Legislative Intent and History
The Court considered the legislative history and intent of the Revenue Acts to reinforce its interpretation. It noted that Congress did not amend the statutes to exclude these types of transactions, even after the Attorney General's opinion and the Treasury Department's ruling identified them as taxable. The Court viewed the reenactment of the taxing provision without significant alteration as an indication that Congress intended to continue taxing these transactions as construed by the Attorney General. When Congress later amended the statute in 1921 to specifically address and exempt certain transactions, the Court interpreted this as a change in the law rather than a clarification of prior intent. The legislative history supported the conclusion that the original statute aimed to tax all transfers of legal title, including those involved in stock lending transactions.

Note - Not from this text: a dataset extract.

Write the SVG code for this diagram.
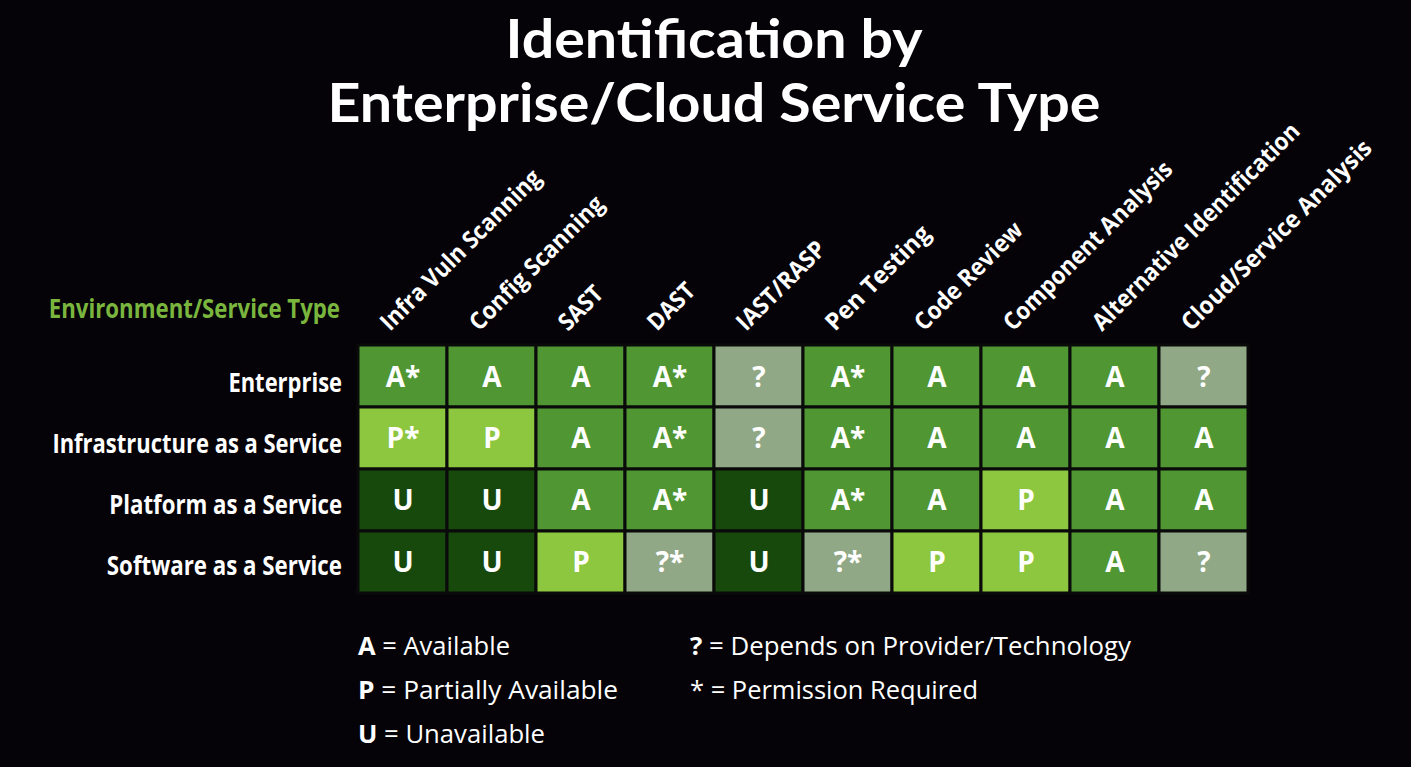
<svg xmlns="http://www.w3.org/2000/svg" width="1411" height="767" viewBox="0 0 1411 767">
<style>
text{font-family:"Open Sans","Noto Sans","Liberation Sans",sans-serif;fill:#fff}
.title{font-family:Lato,"Open Sans",sans-serif;font-size:53px;font-weight:700;text-anchor:middle}
.hdr{font-size:24px;font-weight:700}
.row{font-size:26px;font-weight:700;text-anchor:end}
.cell{font-size:28px;font-weight:700;text-anchor:middle}
.leg{font-size:25px;font-weight:400}
.A{fill:#509734}.P{fill:#8dc63f}.U{fill:#17480c}.Q{fill:#91a886}
rect.c{stroke:#0a0a0a;stroke-width:3}
</style>
<rect width="1411" height="767" fill="#050308"/>
<g id="title">
<text class="title" x="714" y="58" textLength="417" lengthAdjust="spacingAndGlyphs">Identification by</text>
<text class="title" x="714" y="122" textLength="773" lengthAdjust="spacingAndGlyphs">Enterprise/Cloud Service Type</text>
</g>
<g id="headers">
<text class="hdr" transform="translate(390,332) rotate(-45)" textLength="216" lengthAdjust="spacingAndGlyphs">Infra Vuln Scanning</text>
<text class="hdr" transform="translate(479,332) rotate(-45)" textLength="179" lengthAdjust="spacingAndGlyphs">Config Scanning</text>
<text class="hdr" transform="translate(568,332) rotate(-45)" textLength="52" lengthAdjust="spacingAndGlyphs">SAST</text>
<text class="hdr" transform="translate(657,332) rotate(-45)" textLength="56" lengthAdjust="spacingAndGlyphs">DAST</text>
<text class="hdr" transform="translate(746,332) rotate(-45)" textLength="115" lengthAdjust="spacingAndGlyphs">IAST/RASP</text>
<text class="hdr" transform="translate(835,332) rotate(-45)" textLength="137" lengthAdjust="spacingAndGlyphs">Pen Testing</text>
<text class="hdr" transform="translate(924,332) rotate(-45)" textLength="142" lengthAdjust="spacingAndGlyphs">Code Review</text>
<text class="hdr" transform="translate(1013,332) rotate(-45)" textLength="228" lengthAdjust="spacingAndGlyphs">Component Analysis</text>
<text class="hdr" transform="translate(1102,332) rotate(-45)" textLength="282" lengthAdjust="spacingAndGlyphs">Alternative Identification</text>
<text class="hdr" transform="translate(1191,332) rotate(-45)" textLength="258" lengthAdjust="spacingAndGlyphs">Cloud/Service Analysis</text>
</g>
<g id="rowlabels">
<text class="row" transform="translate(340,318) scale(0.8,1)" style="fill:#7ab63e" textLength="364" lengthAdjust="spacingAndGlyphs">Environment/Service Type</text>
<text class="row" transform="translate(342,392) scale(0.8,1)" textLength="142" lengthAdjust="spacingAndGlyphs">Enterprise</text>
<text class="row" transform="translate(342,453) scale(0.8,1)" textLength="362" lengthAdjust="spacingAndGlyphs">Infrastructure as a Service</text>
<text class="row" transform="translate(342,514) scale(0.8,1)" textLength="291" lengthAdjust="spacingAndGlyphs">Platform as a Service</text>
<text class="row" transform="translate(342,575) scale(0.8,1)" textLength="294" lengthAdjust="spacingAndGlyphs">Software as a Service</text>
</g>
<g id="grid">
<rect x="357" y="344" width="892" height="250" fill="#222"/>
<rect class="c A" x="358" y="345" width="89" height="62"/><rect class="c A" x="447" y="345" width="89" height="62"/><rect class="c A" x="536" y="345" width="89" height="62"/><rect class="c A" x="625" y="345" width="89" height="62"/><rect class="c Q" x="714" y="345" width="89" height="62"/><rect class="c A" x="803" y="345" width="89" height="62"/><rect class="c A" x="892" y="345" width="89" height="62"/><rect class="c A" x="981" y="345" width="89" height="62"/><rect class="c A" x="1070" y="345" width="89" height="62"/><rect class="c Q" x="1159" y="345" width="89" height="62"/>
<rect class="c P" x="358" y="407" width="89" height="62"/><rect class="c P" x="447" y="407" width="89" height="62"/><rect class="c A" x="536" y="407" width="89" height="62"/><rect class="c A" x="625" y="407" width="89" height="62"/><rect class="c Q" x="714" y="407" width="89" height="62"/><rect class="c A" x="803" y="407" width="89" height="62"/><rect class="c A" x="892" y="407" width="89" height="62"/><rect class="c A" x="981" y="407" width="89" height="62"/><rect class="c A" x="1070" y="407" width="89" height="62"/><rect class="c A" x="1159" y="407" width="89" height="62"/>
<rect class="c U" x="358" y="469" width="89" height="62"/><rect class="c U" x="447" y="469" width="89" height="62"/><rect class="c A" x="536" y="469" width="89" height="62"/><rect class="c A" x="625" y="469" width="89" height="62"/><rect class="c U" x="714" y="469" width="89" height="62"/><rect class="c A" x="803" y="469" width="89" height="62"/><rect class="c A" x="892" y="469" width="89" height="62"/><rect class="c P" x="981" y="469" width="89" height="62"/><rect class="c A" x="1070" y="469" width="89" height="62"/><rect class="c A" x="1159" y="469" width="89" height="62"/>
<rect class="c U" x="358" y="531" width="89" height="62"/><rect class="c U" x="447" y="531" width="89" height="62"/><rect class="c P" x="536" y="531" width="89" height="62"/><rect class="c Q" x="625" y="531" width="89" height="62"/><rect class="c U" x="714" y="531" width="89" height="62"/><rect class="c Q" x="803" y="531" width="89" height="62"/><rect class="c P" x="892" y="531" width="89" height="62"/><rect class="c P" x="981" y="531" width="89" height="62"/><rect class="c A" x="1070" y="531" width="89" height="62"/><rect class="c Q" x="1159" y="531" width="89" height="62"/>
</g>
<g id="cells">
<text class="cell" x="403" y="387">A*</text><text class="cell" x="492" y="387">A</text><text class="cell" x="581" y="387">A</text><text class="cell" x="670" y="387">A*</text><text class="cell" x="759" y="387">?</text><text class="cell" x="848" y="387">A*</text><text class="cell" x="937" y="387">A</text><text class="cell" x="1026" y="387">A</text><text class="cell" x="1115" y="387">A</text><text class="cell" x="1204" y="387">?</text>
<text class="cell" x="403" y="448">P*</text><text class="cell" x="492" y="448">P</text><text class="cell" x="581" y="448">A</text><text class="cell" x="670" y="448">A*</text><text class="cell" x="759" y="448">?</text><text class="cell" x="848" y="448">A*</text><text class="cell" x="937" y="448">A</text><text class="cell" x="1026" y="448">A</text><text class="cell" x="1115" y="448">A</text><text class="cell" x="1204" y="448">A</text>
<text class="cell" x="403" y="510">U</text><text class="cell" x="492" y="510">U</text><text class="cell" x="581" y="510">A</text><text class="cell" x="670" y="510">A*</text><text class="cell" x="759" y="510">U</text><text class="cell" x="848" y="510">A*</text><text class="cell" x="937" y="510">A</text><text class="cell" x="1026" y="510">P</text><text class="cell" x="1115" y="510">A</text><text class="cell" x="1204" y="510">A</text>
<text class="cell" x="403" y="572">U</text><text class="cell" x="492" y="572">U</text><text class="cell" x="581" y="572">P</text><text class="cell" x="670" y="572">?*</text><text class="cell" x="759" y="572">U</text><text class="cell" x="848" y="572">?*</text><text class="cell" x="937" y="572">P</text><text class="cell" x="1026" y="572">P</text><text class="cell" x="1115" y="572">A</text><text class="cell" x="1204" y="572">?</text>
</g>
<g id="legend">
<text class="leg" x="358" y="655" textLength="152" lengthAdjust="spacingAndGlyphs"><tspan font-weight="700">A</tspan> = Available</text>
<text class="leg" x="358" y="699" textLength="260" lengthAdjust="spacingAndGlyphs"><tspan font-weight="700">P</tspan> = Partially Available</text>
<text class="leg" x="358" y="743" textLength="187" lengthAdjust="spacingAndGlyphs"><tspan font-weight="700">U</tspan> = Unavailable</text>
<text class="leg" x="690" y="655" textLength="441" lengthAdjust="spacingAndGlyphs"><tspan font-weight="700">?</tspan> = Depends on Provider/Technology</text>
<text class="leg" x="690" y="699" textLength="288" lengthAdjust="spacingAndGlyphs">* = Permission Required</text>
</g>
</svg>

Economic and Legal Effects of Transactions
The Court analyzed the economic and legal effects of the stock lending transactions to determine their taxability. It found that both the loan and return of stock resulted in a transfer of all incidents of legal ownership. The borrower, upon receiving the stock, had the authority to use it in a short sale, and all ownership rights transferred to the purchaser in that sale. The return of the stock involved acquiring and transferring equivalent stock back to the lender, completing a full circle of ownership transfer. These transactions were distinct from pledges or deposits, where ownership remains with the pledgor, and the pledgee holds only a security interest. The Court emphasized that the complete transfer of ownership rights, rather than mere possession, made these transactions taxable under the statutes. The legal and practical effects of the transactions aligned with the statutory language imposing a tax on transfers of legal title.

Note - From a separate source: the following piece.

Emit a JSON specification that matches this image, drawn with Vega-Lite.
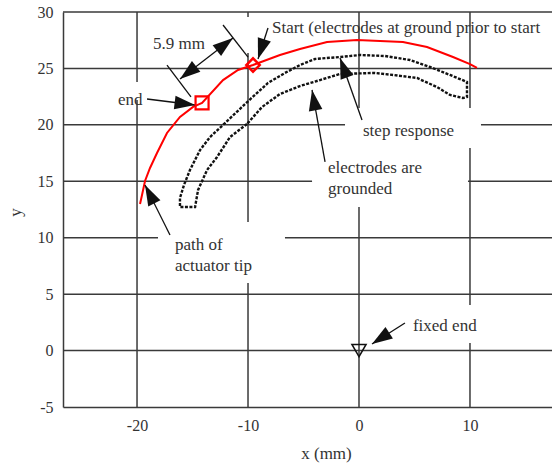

Conclusion and Application of Tax
The Court ultimately concluded that the lending and returning of stock on the New York Stock Exchange were subject to the stamp tax under the Revenue Acts of 1917 and 1918. It found that these transactions involved clear transfers of legal title and ownership, which the statutes aimed to tax. The Court rejected the appellants' arguments that the transactions were exempt under the provisos for pledges or collateral security deposits. The legislative history and statutory language supported the conclusion that Congress intended to tax such transactions. The Court's decision affirmed the judgment of the Court of Claims, holding that the appellants were liable for the cost of the revenue stamps affixed to the transaction documents. This ruling reinforced the broad application of the tax to various forms of stock transfers, consistent with the statutes' purpose and language.